First of all, ALL funds go through periods of time where they are performing “poorly,” either relative to other similar funds or in absolute terms. Even Warren Buffett has gone through many and sometimes long stretches of under-performance. So how do you know whether you should hold ‘em or fold ‘em? Here are some questions to ask:
How is the fund doing relative to its benchmark? The benchmark is a way to measure the performance of a fund relative to its investment category. For example, the benchmark for funds that invest in large companies in the U.S. is typically the S&P 500 Index, which is 500 of the largest companies in the U.S. The reason you want to compare your fund to its benchmark is because the performance may still be okay even though the investment category (like large U.S. stocks) may be simply out of favor.

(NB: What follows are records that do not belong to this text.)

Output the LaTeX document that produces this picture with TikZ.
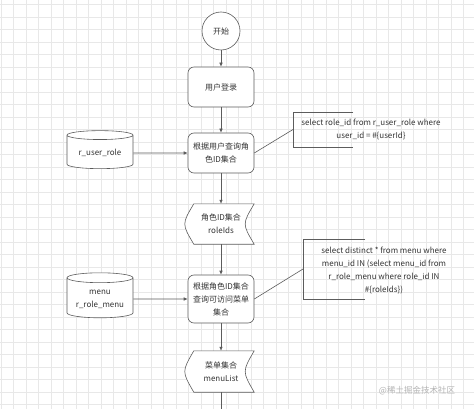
\documentclass[tikz,border=0pt]{standalone}
\usepackage{fontspec}
\setmainfont{Noto Sans CJK SC}
\usepackage{tikz}
\usetikzlibrary{
arrows.meta,
positioning,
shapes.geometric,
backgrounds
}
\definecolor{flowline}{HTML}{5C5C5C}
\definecolor{flowtext}{HTML}{333333}
\definecolor{gridgray}{HTML}{E8E8E8}
\definecolor{markgray}{HTML}{B4B4B4}

\begin{document}
\begin{tikzpicture}[x=1pt, y=-1pt,
  every node/.style={font=\fontsize{8}{13}\selectfont, text=flowtext},
  gridline/.style={gridgray, line width=0.5pt},
  proc/.style={draw=flowline, line width=0.6pt, rounded corners=6pt, fill=white,
    minimum width=66pt, minimum height=40pt, align=center, inner sep=2pt},
  dbase/.style={cylinder, shape border rotate=90, aspect=0.18, draw=flowline,
    line width=0.6pt, fill=white, minimum width=66pt, minimum height=38pt, align=center},
  stored/.style={minimum width=66pt, minimum height=40pt, align=center},
  link/.style={flowline, line width=0.6pt},
  flow/.style={link, -{Latex[length=4pt,width=3.5pt]}}
]
  \useasboundingbox (0,0) rectangle (474,409);
  % Grid paper
  \begin{pgfonlayer}{background}
    \fill[white] (0,0) rectangle (474,409);
    \foreach \gx in {0.8,13.3,...,474} \draw[gridline] (\gx,0) -- (\gx,409);
    \foreach \gy in {4.5,17,...,409} \draw[gridline] (0,\gy) -- (474,\gy);
  \end{pgfonlayer}
  % Main flow
  \node[circle, draw=flowline, line width=0.6pt, fill=white, minimum size=38pt] (start) at (221,31) {开始};
  \node[proc] (login) at (221,87) {用户登录};
  \node[proc] (qrole) at (221,153) {根据用户查询角\\色ID集合};
  \node[stored] (roleids) at (221,224) {角色ID集合\\roleIds};
  \node[proc, minimum height=48pt] (qmenu) at (221,299) {根据角色ID集合\\查询可访问菜单\\集合};
  \node[stored, minimum height=41pt] (menulist) at (221,371.5) {菜单集合\\menuList};
  \coordinate (tail) at (221,409);
  % Tables
  \node[dbase] (urole) at (100,153) {r\_user\_role};
  \node[dbase, minimum height=45pt] (menutbl) at (100,299) {menu\\r\_role\_menu};
  % Stored data outlines
  \begin{pgfonlayer}{background}
    \foreach \sd in {roleids, menulist}
      \draw[link, fill=white] ([xshift=6pt]\sd.north west) -- (\sd.north east)
        .. controls ([xshift=-12pt]\sd.east) .. (\sd.south east)
        -- ([xshift=6pt]\sd.south west)
        .. controls ([xshift=-6pt]\sd.west) .. cycle;
  \end{pgfonlayer}
  % SQL notes
  \coordinate (q1) at (293,129.5);
  \coordinate (q2) at (303,269);
  \draw[link] (q1) ++(60,-17.5) -- ++(-60,0) -- ++(0,35) -- ++(60,0);
  \draw[link] (q2) ++(62,-30) -- ++(-62,0) -- ++(0,60) -- ++(62,0);
  \node[align=center] (sql1) at (371,129.5) {select role\_id from r\_user\_role where\\user\_id = \#\{userId\}};
  \node[align=center] (sql2) at (384,271) {select distinct * from menu where\\menu\_id IN (select menu\_id from\\r\_role\_menu where role\_id IN\\\#\{roleIds\})};
  % Connectors
  \draw[flow] (start) -- (login);
  \draw[flow] (login) -- (qrole);
  \draw[flow] (qrole) -- (roleids);
  \draw[flow] (roleids) -- (qmenu);
  \draw[flow] (qmenu) -- (menulist);
  \draw[link] (menulist) -- (tail);
  \draw[flow] (urole) -- (qrole);
  \draw[flow] (menutbl) -- (qmenu);
  \draw[link] (qrole.east) -- (q1);
  \draw[link] (qmenu.east) -- (q2);
  % Watermark
  \node[text=markgray, font=\fontsize{8.5}{10}\selectfont] (mark) at (417,391) {@稀土掘金技术社区};
\end{tikzpicture}
\end{document}
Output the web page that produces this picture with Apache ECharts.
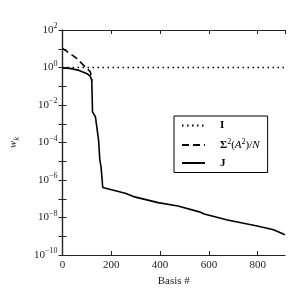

All types of investments go through cycles, but unfortunately, it’s impossible to reliably time these cycles and selling when an investment is in a down cycle just means that you’ll miss the possibility of a recovery. In fact, buying an investment when it’s in an up cycle results in buying when it’s priced relatively high, which is the opposite of the mantra to buy low and sell high. If your fund is down relative to the rest of your portfolio simply because its investment category is down, you might want to actually invest more in it by re-balancing your portfolio.
For example, let’s say you pick a portfolio of 60% stocks and 40% bonds based on your time horizon and risk tolerance and the stock market is down, causing your “poorly” performing stock funds to end up being 50% of your portfolio. Rather than selling them, you would re-balance your portfolio by moving enough money from your bond funds to the stock funds to return your portfolio to the target 60/40 split. If the stock funds continue falling, you’d continue buying more to re-balance. When they eventually rebound and end up being more than 60% of your portfolio, you’d re-balance by moving money out of the stock funds into the now “poorly” performing bond funds to maintain your target risk level. This forces you to buy funds when they’re priced relatively low and sell them when they’re relatively high which can potentially boost your returns.
Are the fund’s costs higher than average? When you’re comparing funds in the same category, studies have found fees (in the form of the fund’s “expense ratio”) to be the biggest predictor of future long-term performance relative to similar funds. Namely, lower cost funds tend do much better than higher cost ones. In addition, the fund’s “turnover” ratio or how often the fund trades can indicate how much you’re losing to transaction costs that further eat away at your returns.
Is the fund doing poorly relative to its benchmark even with low fees? This could simply be due to bad luck with the fund manager’s picks. (Don’t underestimate the role of luck in mutual fund performance.)
You can minimize this “management risk” by choosing passively managed index funds. These funds simply track their benchmark so there’s no risk of a manager making bad bets. They also tend to have the lowest fees and turnover.
Is the fund in a taxable account? Even if you don’t want to get rid of the fund long term, you can turn losses into lemonade by selling the fund and using the losses to offset other taxes (including up to $3k a year of ordinary income taxes with the excess losses carried forward indefinitely). To take the loss off your taxes, you just can’t purchase the same or an identical fund 30 days before or after the sale. Instead, you can reinvest the proceeds in a similar but different fund and/or wait 30 days to repurchase the fund you sold to benefit from any rebound.
Just because a fund is performing “poorly” doesn’t mean it’s actually a poor investment. Even the best funds have bouts of under-performance from time to time and many of today’s losers will be tomorrow’s winners. Of course, some really are just poor funds. The key is knowing how to tell which is which.